Part 3 consisted of a segment of questions from the audience submitted on 3×5 cards and read by Strock. These questions were insightful and creative and I thought brought out the candidates’ proposals more definitively. Some examples:

— On hyrofracking: Neither thought it would be something decided locally, but Hull used the topic to push his idea of selling more Schenectady water to outlying municipalities.

— On the charter amendment to fine-tune the powers of the mayor and the City Council: McCarthy said it was just a redefinition of existing responsibilities but Hull said it was a way to solidify McCarthy’s powers, whether he wins or loses the race, as he will still be on the council if he loses the election. He encouraged the crowd to vote no on this amendment.

It was the only time the gloves seemed to come off. Both candidates were cordial to each other throughout the debate.

— On the requirement that city employees live in the city: Both thought that it should be part of the job description, with McCarthy allowing for time to move here but Hull insisting that they be residents at the time of hire.

— On code enforcement: Both men thought that more enforcement is increasingly necessary to ensure the quality of life in the city, while both conceded that it has been selective and possibly unreasonable in some cases.

One of the most interesting questions posed to each candidate was “What was your most creative idea?”

Hull cited his involvement with Metroplex at its inception and with the development of Seward Place.

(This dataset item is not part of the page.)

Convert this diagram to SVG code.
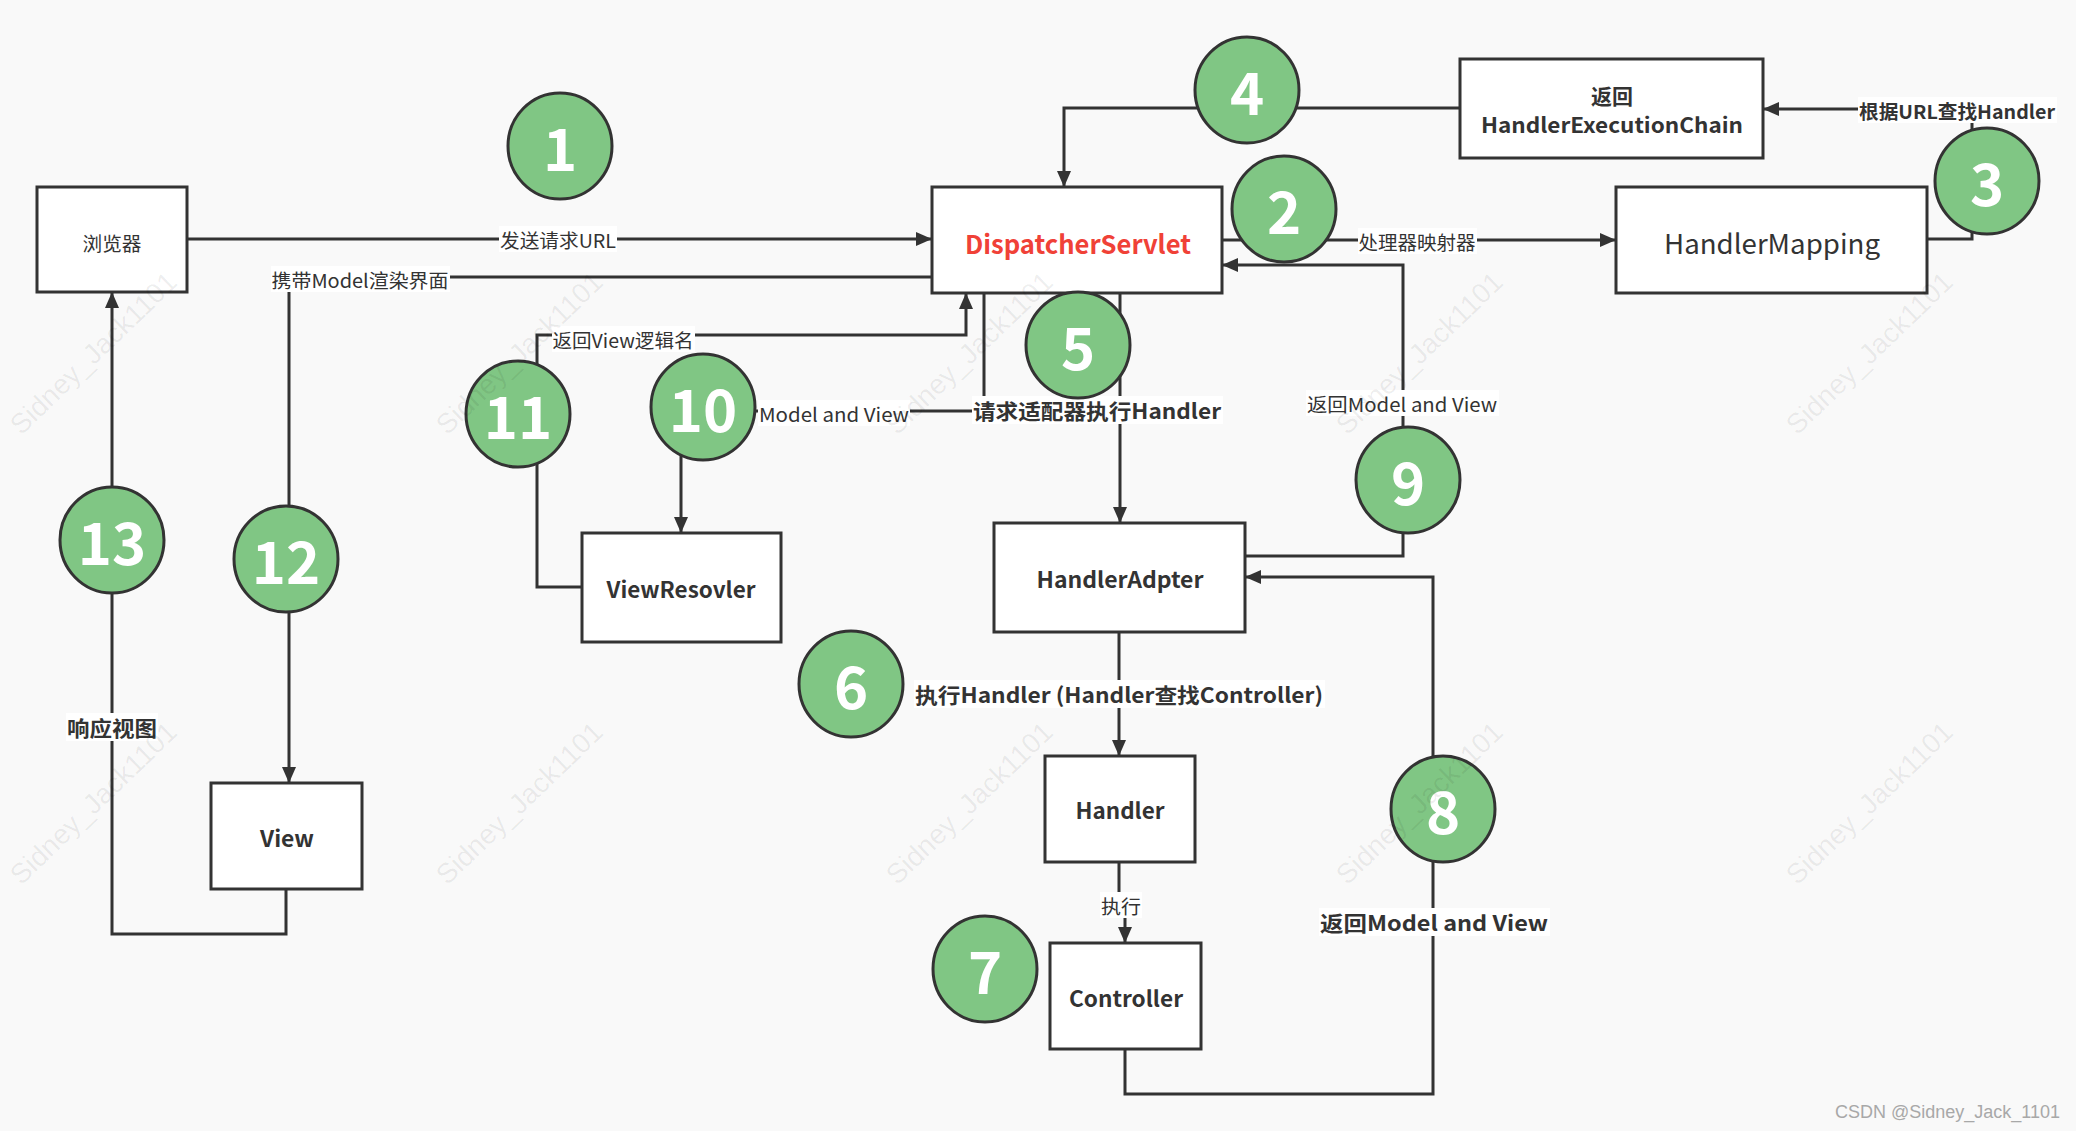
<svg xmlns="http://www.w3.org/2000/svg" width="2076" height="1131" viewBox="0 0 2076 1131">
<style>
text{font-family:"Noto Sans CJK SC","Noto Sans",sans-serif;fill:#333;dominant-baseline:central;text-anchor:middle}
.box{fill:#fff;stroke:#333;stroke-width:3}
.num{fill:#80c684;stroke:#333;stroke-width:3}
.num-t{fill:#fff;font-weight:bold;font-size:58px}
.ln{fill:none;stroke:#333;stroke-width:3}
.lb{fill:#fff}
.t19{font-size:19px}
.b21{font-size:21px;font-weight:bold}
.b22{font-size:22px;font-weight:bold}
.wm{font-family:"Liberation Sans",Arial,sans-serif;font-size:28px;fill:#000;fill-opacity:0.07;dominant-baseline:auto}
</style>
<defs>
<marker id="ah" viewBox="0 0 16 14" refX="16" refY="7" markerWidth="16" markerHeight="14" markerUnits="userSpaceOnUse" orient="auto">
<path d="M0,0 L16,7 L0,14 z" fill="#333"/>
</marker>
</defs>
<rect width="2076" height="1131" fill="#f9f9f9"/>

<g id="connectors">
<path class="ln" d="M188 239 H932" marker-end="url(#ah)"/>
<path class="ln" d="M932 277 H289 V783" marker-end="url(#ah)"/>
<path class="ln" d="M1222 240 H1616" marker-end="url(#ah)"/>
<path class="ln" d="M1927 239 H1972 V109 H1763" marker-end="url(#ah)"/>
<path class="ln" d="M1460 108 H1064 V187" marker-end="url(#ah)"/>
<path class="ln" d="M1120 293 V523" marker-end="url(#ah)"/>
<path class="ln" d="M1119 632 V756" marker-end="url(#ah)"/>
<path class="ln" d="M1119 862 V903 H1125 V943" marker-end="url(#ah)"/>
<path class="ln" d="M1125 1049 V1094 H1433 V577 H1245" marker-end="url(#ah)"/>
<path class="ln" d="M1245 556 H1403 V265 H1222" marker-end="url(#ah)"/>
<path class="ln" d="M984 293 V411 H681 V533" marker-end="url(#ah)"/>
<path class="ln" d="M582 587 H537 V335 H966 V293" marker-end="url(#ah)"/>
<path class="ln" d="M286 889 V934 H112 V292" marker-end="url(#ah)"/>

<rect class="lb" x="499" y="226" width="118" height="26"/>
<text class="t19" x="558" y="239" textLength="116" lengthAdjust="spacingAndGlyphs">发送请求URL</text>
<rect class="lb" x="271" y="266" width="179" height="26"/>
<text class="t19" x="360" y="279" textLength="177" lengthAdjust="spacingAndGlyphs">携带Model渲染界面</text>
<rect class="lb" x="1358" y="228" width="119" height="26"/>
<text class="t19" x="1417" y="241" textLength="117" lengthAdjust="spacingAndGlyphs">处理器映射器</text>
<rect class="lb" x="1858" y="97" width="199" height="26"/>
<text class="b21" x="1957" y="110" style="font-size:19px" textLength="196" lengthAdjust="spacingAndGlyphs">根据URL查找Handler</text>
<rect class="lb" x="972" y="396" width="251" height="28"/>
<text class="b21" x="1097" y="410" textLength="248" lengthAdjust="spacingAndGlyphs">请求适配器执行Handler</text>
<rect class="lb" x="914" y="680" width="411" height="28"/>
<text class="b21" x="1119" y="694" textLength="408" lengthAdjust="spacingAndGlyphs">执行Handler (Handler查找Controller)</text>
<rect class="lb" x="1100" y="892" width="42" height="26"/>
<text class="t19" x="1121" y="905" textLength="40" lengthAdjust="spacingAndGlyphs">执行</text>
<rect class="lb" x="1319" y="908" width="231" height="28"/>
<text class="b21" x="1434" y="922" textLength="228" lengthAdjust="spacingAndGlyphs">返回Model and View</text>
<rect class="lb" x="1306" y="390" width="193" height="26"/>
<text class="t19" x="1402" y="403" textLength="190" lengthAdjust="spacingAndGlyphs">返回Model and View</text>
<rect class="lb" x="758" y="400" width="152" height="26"/>
<text class="t19" x="834" y="413" textLength="150" lengthAdjust="spacingAndGlyphs">Model and View</text>
<rect class="lb" x="552" y="326" width="143" height="26"/>
<text class="t19" x="623" y="339" textLength="141" lengthAdjust="spacingAndGlyphs">返回View逻辑名</text>
<rect class="lb" x="66" y="713" width="92" height="28"/>
<text class="b21" x="112" y="727" textLength="90" lengthAdjust="spacingAndGlyphs">响应视图</text>
</g>

<g id="browser"><rect class="box" x="37" y="187" width="150" height="105"/><text class="t19" x="112" y="242" textLength="59" lengthAdjust="spacingAndGlyphs">浏览器</text></g>
<g id="dispatcher-servlet"><rect class="box" x="932" y="187" width="290" height="106"/><text x="1078" y="242" style="font-size:26px;font-weight:bold;fill:#f04137" textLength="226" lengthAdjust="spacingAndGlyphs">DispatcherServlet</text></g>
<g id="handler-execution-chain"><rect class="box" x="1460" y="59" width="303" height="99"/><text class="b22" x="1612" y="95" style="font-size:21px">返回</text><text class="b22" x="1612" y="124" style="font-size:21px" textLength="262" lengthAdjust="spacingAndGlyphs">HandlerExecutionChain</text></g>
<g id="handler-mapping"><rect class="box" x="1616" y="187" width="311" height="106"/><text x="1772" y="242" style="font-size:27px" textLength="216" lengthAdjust="spacingAndGlyphs">HandlerMapping</text></g>
<g id="view-resolver"><rect class="box" x="582" y="533" width="199" height="109"/><text class="b22" x="681" y="588" textLength="149" lengthAdjust="spacingAndGlyphs">ViewResovler</text></g>
<g id="handler-adapter"><rect class="box" x="994" y="523" width="251" height="109"/><text class="b22" x="1120" y="578" textLength="167" lengthAdjust="spacingAndGlyphs">HandlerAdpter</text></g>
<g id="handler"><rect class="box" x="1045" y="756" width="150" height="106"/><text class="b22" x="1120" y="809" textLength="89" lengthAdjust="spacingAndGlyphs">Handler</text></g>
<g id="controller"><rect class="box" x="1050" y="943" width="151" height="106"/><text class="b22" x="1126" y="997" textLength="114" lengthAdjust="spacingAndGlyphs">Controller</text></g>
<g id="view"><rect class="box" x="211" y="783" width="151" height="106"/><text class="b22" x="287" y="837" textLength="54" lengthAdjust="spacingAndGlyphs">View</text></g>

<g id="step-1"><ellipse class="num" cx="560" cy="146" rx="52" ry="53"/><text class="num-t" x="560" y="146">1</text></g>
<g id="step-2"><ellipse class="num" cx="1284" cy="209" rx="52" ry="53"/><text class="num-t" x="1284" y="209">2</text></g>
<g id="step-3"><ellipse class="num" cx="1987" cy="181" rx="52" ry="53"/><text class="num-t" x="1987" y="181">3</text></g>
<g id="step-4"><ellipse class="num" cx="1247" cy="90" rx="52" ry="53"/><text class="num-t" x="1247" y="90">4</text></g>
<g id="step-5"><ellipse class="num" cx="1078" cy="345" rx="52" ry="53"/><text class="num-t" x="1078" y="345">5</text></g>
<g id="step-6"><ellipse class="num" cx="851" cy="684" rx="52" ry="53"/><text class="num-t" x="851" y="684">6</text></g>
<g id="step-7"><ellipse class="num" cx="985" cy="969" rx="52" ry="53"/><text class="num-t" x="985" y="969">7</text></g>
<g id="step-8"><ellipse class="num" cx="1443" cy="809" rx="52" ry="53"/><text class="num-t" x="1443" y="809">8</text></g>
<g id="step-9"><ellipse class="num" cx="1408" cy="480" rx="52" ry="53"/><text class="num-t" x="1408" y="480">9</text></g>
<g id="step-10"><ellipse class="num" cx="703" cy="407" rx="52" ry="53"/><text class="num-t" x="703" y="407">10</text></g>
<g id="step-11"><ellipse class="num" cx="518" cy="414" rx="52" ry="53"/><text class="num-t" x="518" y="414">11</text></g>
<g id="step-12"><ellipse class="num" cx="286" cy="559" rx="52" ry="53"/><text class="num-t" x="286" y="559">12</text></g>
<g id="step-13"><ellipse class="num" cx="112" cy="540" rx="52" ry="53"/><text class="num-t" x="112" y="540">13</text></g>

<g id="watermarks">
<text class="wm" transform="translate(100,360) rotate(-44)">Sidney_Jack1101</text>
<text class="wm" transform="translate(526,360) rotate(-44)">Sidney_Jack1101</text>
<text class="wm" transform="translate(976,360) rotate(-44)">Sidney_Jack1101</text>
<text class="wm" transform="translate(1426,360) rotate(-44)">Sidney_Jack1101</text>
<text class="wm" transform="translate(1876,360) rotate(-44)">Sidney_Jack1101</text>
<text class="wm" transform="translate(100,810) rotate(-44)">Sidney_Jack1101</text>
<text class="wm" transform="translate(526,810) rotate(-44)">Sidney_Jack1101</text>
<text class="wm" transform="translate(976,810) rotate(-44)">Sidney_Jack1101</text>
<text class="wm" transform="translate(1426,810) rotate(-44)">Sidney_Jack1101</text>
<text class="wm" transform="translate(1876,810) rotate(-44)">Sidney_Jack1101</text>
</g>
<text x="2060" y="1112" style="font-family:'Liberation Sans',Arial,sans-serif;font-size:18px;fill:#a8a8a8;text-anchor:end">CSDN @Sidney_Jack_1101</text>
</svg>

McCarthy countered with his idea and work on attempting to unify the contracts of the city’s public employees.

There were questions on delinquent properties in the city, absentee landlords and reducing domestic violence. Some answers were vague and general, demonstrating more of the desire to rectify the problems but lacking ways to accomplish the solutions provided. It sounded familiar, I thought, to so many political debates offering ideas and positions, providing the final desired result but lacking in direct means to the end.

Still, this did not take away my impression that each man is aware of the problems our city faces and has thought through the hurdles to arrive at desired results. They both offered many specific ideas through the debate.

Part 4 was the closing statements by each candidate, including a summary of who they were and why we should vote for them. While Hull went considerably over his time limit, both men did an adequate job in closing.

While this was no Lincoln vs. Douglas debate, I left impressed with both candidates, the excellent questions from both the panel and the audience, and the ease with which Strock handled the evening. I was reminded once again of the pride I felt at the large turnout and the demeanor of the audience.

Pondering choices

As I meandered my way home through the city, I decided to travel down Seward Place and thought this beautiful street was certainly one accomplishment that candidate Hull could take pride in. But I also thought that there have been many areas in the city where the quality of life has improved and is improving and that candidate McCarthy has had a role in those accomplishments as well. It came to mind that we could do well with either man.

I’ve since made up my mind on my candidate of choice, but I expect it to be a close election with a large turnout. The lawn signs seem to be evenly distributed throughout the city and the mailings have been considerable.

It’s probably too close to call as Election Day approaches this week, but experience and incumbency may ultimately win the day.

Anthony Frank lives in Schenectady and is a regular contributor to the Sunday Opinion section.